Aiming to please publisher partners, Google will now let AMP users share source links. Taking on Facebook’s Instant Articles service, Google debuted AMP -- which stands for “accelerated mobile pages” -- in late 2015.
Previously, users of the mobile service could only share Google’s own links. This policy made sense, said the search giant, because it did exactly what AMP was designed to do: speed up content retrieval.
Soon, mobile users can expect to start seeing an “anchor button” in the AMP Viewer header on Google Search.
“This feature allows users to use their browser’s native share functionality by long-tapping on the link that is displayed,” Alex Fischer, a software engineer at Google Search, notes in a new blog post.
Distinguishing itself from Facebook’s offering, AMP is open-sourced and designed to work across multiple platforms. Google added AMP to its search results on mobile last year.
In early tests, Google found that AMP stories load an average of four times faster, and use 10 times less data than the equivalent “non-amp’ed” result.
Of course, Facebook is not standing idly by as Google pushes forward.
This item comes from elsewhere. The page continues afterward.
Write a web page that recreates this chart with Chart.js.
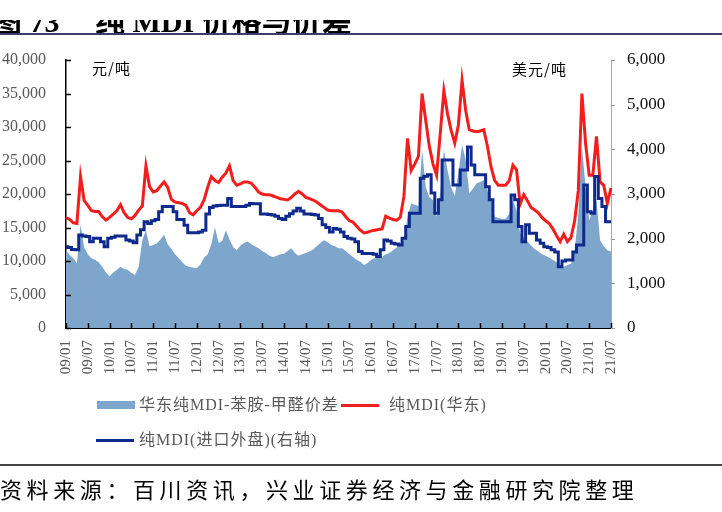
<!DOCTYPE html>
<html>
<head>
<meta charset="utf-8">
<script src="https://cdn.jsdelivr.net/npm/chart.js@4.4.0/dist/chart.umd.min.js"></script>
<style>
  body { margin: 0; background: #fff; }
  #wrap { position: relative; width: 722px; height: 512px; overflow: hidden; background: #fff; }
  #chart { position: absolute; left: 0; top: 0; }
  .abs { position: absolute; white-space: nowrap; }
  #titleBox { position: absolute; left: 0; top: 20px; width: 722px; height: 14px; overflow: hidden; }
  #titleBox span { position: absolute; top: -13px; font: bold 30px "Liberation Serif", "Noto Sans CJK SC"; line-height: 30px; color: #000; }
  .rule { position: absolute; left: 0; width: 722px; }
  .lg { font: 16px "Liberation Serif", "Noto Sans CJK SC"; letter-spacing: 1px; color: #595959; line-height: 18px; }
  .unit { font: 15px "Noto Sans CJK SC"; color: #000; letter-spacing: 1px; }
  #source { font: 22px "Noto Sans CJK SC"; letter-spacing: 4.6px; color: #000; }
</style>
</head>
<body>
<div id="wrap">
  <canvas id="chart" width="722" height="512"></canvas>
  <div id="titleBox"><span style="left:-8px">图 73</span><span style="left:95px">纯 MDI 价格与价差</span></div>
  <div class="rule" style="top:33px;height:2px;background:#3d3d6b"></div>
  <div class="abs unit" style="left:92px;top:57px">元/吨</div>
  <div class="abs unit" style="left:512px;top:58px">美元/吨</div>
  <div class="abs" style="left:97px;top:401px;width:38px;height:8px;background:#7ea6cd"></div>
  <div class="abs lg" style="left:139px;top:396px">华东纯MDI-苯胺-甲醛价差</div>
  <div class="abs" style="left:341px;top:404px;width:38px;height:3px;background:#f21d1d"></div>
  <div class="abs lg" style="left:389px;top:396px">纯MDI(华东)</div>
  <div class="abs" style="left:96px;top:439px;width:38px;height:3px;background:#0e2a8c"></div>
  <div class="abs lg" style="left:139px;top:431px">纯MDI(进口外盘)(右轴)</div>
  <div class="rule" style="top:464px;height:2px;background:#444"></div>
  <div class="abs" id="source" style="left:0;top:472px">资料来源：百川资讯，兴业证券经济与金融研究院整理</div>
</div>
<script>
// monthly points, 2009/01 .. 2021/07
const months = [];
for (let yr = 9; yr <= 21; yr++) {
  for (let mo = 1; mo <= 12; mo++) {
    if (yr === 21 && mo > 7) break;
    months.push(String(yr).padStart(2, "0") + "/" + String(mo).padStart(2, "0"));
  }
}
const tickLabels = ["09/01","09/07","10/01","10/07","11/01","11/07","12/01","12/07","13/01","13/07",
  "14/01","14/07","15/01","15/07","16/01","16/07","17/01","17/07","18/01","18/07",
  "19/01","19/07","20/01","20/07","21/01","21/07"];
const leftTicks = [0, 5000, 10000, 15000, 20000, 25000, 30000, 35000, 40000];
const rightTicks = [0, 1000, 2000, 3000, 4000, 5000, 6000];

// 华东纯MDI-苯胺-甲醛价差 (元/吨)
const spread = [
  11600,10900,10400,9700,15400,12000,11000,10400,10200,9800,9150,8300,
  7700,8300,8700,9150,8800,8700,8200,7900,9150,13100,14600,12200,
  12400,12600,13200,13900,12500,11800,11000,10400,9800,9300,9150,9000,
  8900,9500,10500,11000,12500,15000,12700,13000,14600,13200,12100,11600,
  12300,12700,12900,12500,12200,11900,11500,11200,10800,10600,10800,11000,
  11100,11500,11900,11200,10800,11000,11200,11400,11700,12200,12700,13100,
  12800,12400,12200,11900,11900,11500,11000,10600,10200,9900,9400,9700,
  10200,10400,10500,10600,11000,11200,11600,12000,12500,13100,16600,18600,
  18400,18200,26600,21100,19500,19100,16600,20100,26600,23600,21000,19700,
  23100,27300,25100,20100,20800,21600,21800,22100,20500,19100,16600,16400,
  16300,16300,17000,19100,17500,14100,13500,12900,12300,11800,11400,11000,
  10800,10500,10200,9800,9300,9150,9400,9600,11500,17000,27100,21100,
  16100,17500,19100,13100,12200,11600,11400
];
// 纯MDI(华东) (元/吨)
const priceEast = [
  16500,16200,15700,15600,22600,19000,18300,17500,17400,17400,16600,16100,
  16500,17000,17500,18400,17200,16500,16300,16800,17600,18200,24200,21100,
  20300,20500,21200,21800,21000,19200,18800,18700,18600,18300,17200,16900,
  17500,18000,19100,21000,22600,22000,21700,22500,23100,24200,22000,21300,
  21500,21800,21800,21600,21000,20300,20000,19900,19900,19700,19500,19300,
  19200,19100,19500,20000,20400,20000,19500,19300,19100,18800,18400,18000,
  17600,17500,17500,17500,17300,16600,16000,15800,15200,14600,14200,14300,
  14500,14600,14700,14800,16700,16400,16200,16100,16500,19600,28300,23500,
  24500,25600,35000,31000,27100,24500,22800,29000,35400,32000,29500,27600,
  30300,37000,32500,29600,29400,29300,29400,29600,27100,24000,22000,21300,
  21300,21300,22000,24300,23600,18500,19900,19000,18000,17600,17200,16500,
  16000,15600,14800,13800,12900,14000,12900,13500,16000,20500,35000,27600,
  22800,22800,28600,21800,21300,18600,20900
];
// 纯MDI(进口外盘) (美元/吨, 右轴)
const priceImport = [
  1820,1800,1760,1750,2080,2060,2050,1930,2010,2010,1930,1820,
  2010,2030,2060,2060,2060,1970,1950,1910,2080,2200,2380,2340,
  2400,2430,2600,2720,2720,2720,2600,2430,2430,2300,2130,2130,
  2130,2150,2190,2550,2700,2730,2740,2750,2750,2900,2720,2720,
  2720,2720,2750,2790,2780,2780,2550,2550,2540,2530,2500,2450,
  2430,2500,2560,2620,2680,2620,2550,2550,2540,2530,2450,2310,
  2250,2150,2230,2210,2150,2050,2010,1990,1930,1710,1670,1670,
  1670,1650,1600,1750,1970,1950,1900,1880,1860,2010,2270,2570,
  2570,2570,3350,3400,3430,3020,2570,2870,3760,3760,3760,3200,
  3200,3540,3540,4050,3650,3430,3430,3430,3160,2870,2380,2380,
  2380,2380,2380,2980,2870,2270,1930,2310,2120,2120,1970,1900,
  1820,1800,1750,1700,1370,1500,1520,1520,1700,1860,1860,3200,
  2600,2570,3390,2900,2720,2380,2380
];

const numFmt = (v) => v.toLocaleString("en-US");

// tick marks pointing into the plot, like the original
const innerTicks = {
  id: "innerTicks",
  afterDatasetsDraw(chart) {
    const { ctx, chartArea: a, scales } = chart;
    ctx.save();
    ctx.lineWidth = 1.5;
    ctx.strokeStyle = "#000";
    ctx.beginPath();
    months.forEach((m, i) => {
      if (!tickLabels.includes(m)) return;
      const px = Math.round(scales.x.getPixelForValue(i)) + 0.5;
      ctx.moveTo(px, a.bottom);
      ctx.lineTo(px, a.bottom - 5);
    });
    leftTicks.forEach((t) => {
      const py = Math.round(scales.y.getPixelForValue(t)) + 0.5;
      ctx.moveTo(a.left, py);
      ctx.lineTo(a.left + 5, py);
    });
    ctx.stroke();
    ctx.strokeStyle = "#999";
    ctx.lineWidth = 1;
    ctx.beginPath();
    rightTicks.forEach((t) => {
      const py = Math.round(scales.y1.getPixelForValue(t)) + 0.5;
      ctx.moveTo(a.right, py);
      ctx.lineTo(a.right + 4, py);
    });
    ctx.stroke();
    ctx.restore();
  }
};

new Chart(document.getElementById("chart"), {
  type: "line",
  data: {
    labels: months,
    datasets: [
      {
        label: "纯MDI(进口外盘)(右轴)",
        data: priceImport,
        yAxisID: "y1",
        borderColor: "#0e2a8c",
        borderWidth: 3,
        pointRadius: 0,
        stepped: "middle",
        fill: false,
        order: 0
      },
      {
        label: "纯MDI(华东)",
        data: priceEast,
        yAxisID: "y",
        borderColor: "#f21d1d",
        borderWidth: 3,
        pointRadius: 0,
        tension: 0,
        fill: false,
        order: 1
      },
      {
        label: "华东纯MDI-苯胺-甲醛价差",
        data: spread,
        yAxisID: "y",
        borderWidth: 0,
        borderColor: "#7ea6cd",
        backgroundColor: "#7ea6cd",
        pointRadius: 0,
        tension: 0,
        fill: "origin",
        order: 2
      }
    ]
  },
  options: {
    responsive: false,
    animation: false,
    layout: { padding: { top: 60, left: 0, right: 0, bottom: 0 } },
    plugins: {
      legend: { display: false },
      tooltip: { enabled: false }
    },
    scales: {
      x: {
        type: "category",
        afterFit: (s) => { s.height = 184; },
        grid: { display: false, drawTicks: false },
        border: { display: true, color: "#000", width: 2 },
        ticks: {
          autoSkip: false,
          minRotation: 90,
          maxRotation: 90,
          padding: 12,
          color: "#595959",
          font: { family: "Liberation Serif", size: 15 },
          callback: (v, i) => (tickLabels.includes(months[i]) ? months[i] : "")
        }
      },
      y: {
        position: "left",
        min: 0,
        max: 40000,
        afterFit: (s) => { s.width = 66; },
        afterBuildTicks: (s) => { s.ticks = leftTicks.map((v) => ({ value: v })); },
        grid: { display: false, drawTicks: false },
        border: { display: true, color: "#000", width: 1.5 },
        ticks: {
          padding: 20,
          color: "#595959",
          font: { family: "Liberation Serif", size: 16 },
          callback: (v) => numFmt(v)
        }
      },
      y1: {
        position: "right",
        min: 0,
        max: 6000,
        afterFit: (s) => { s.width = 111; },
        afterBuildTicks: (s) => { s.ticks = rightTicks.map((v) => ({ value: v })); },
        grid: { display: false, drawTicks: false },
        border: { display: true, color: "#aaa", width: 1 },
        ticks: {
          padding: 16,
          color: "#111",
          font: { family: "Liberation Serif", size: 17 },
          callback: (v) => numFmt(v)
        }
      }
    }
  },
  plugins: [innerTicks]
});
</script>
</body>
</html>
Last year, the social giant added video ads to Instant Articles, and immediately began letting partner publishers run animated ads and “click to play” videos. Not long after, Facebook merged Instant Articles and Messenger.
With Instant Articles, Facebook offers publishers 100% of the revenue from ads they run inside the service, while taking a reported 30% of revenue from ads that it sells through the Facebook Audience Network.
Google has not shared its revenue-sharing terms for AMP.
How much publishers are profiting from these arrangements remains an open question.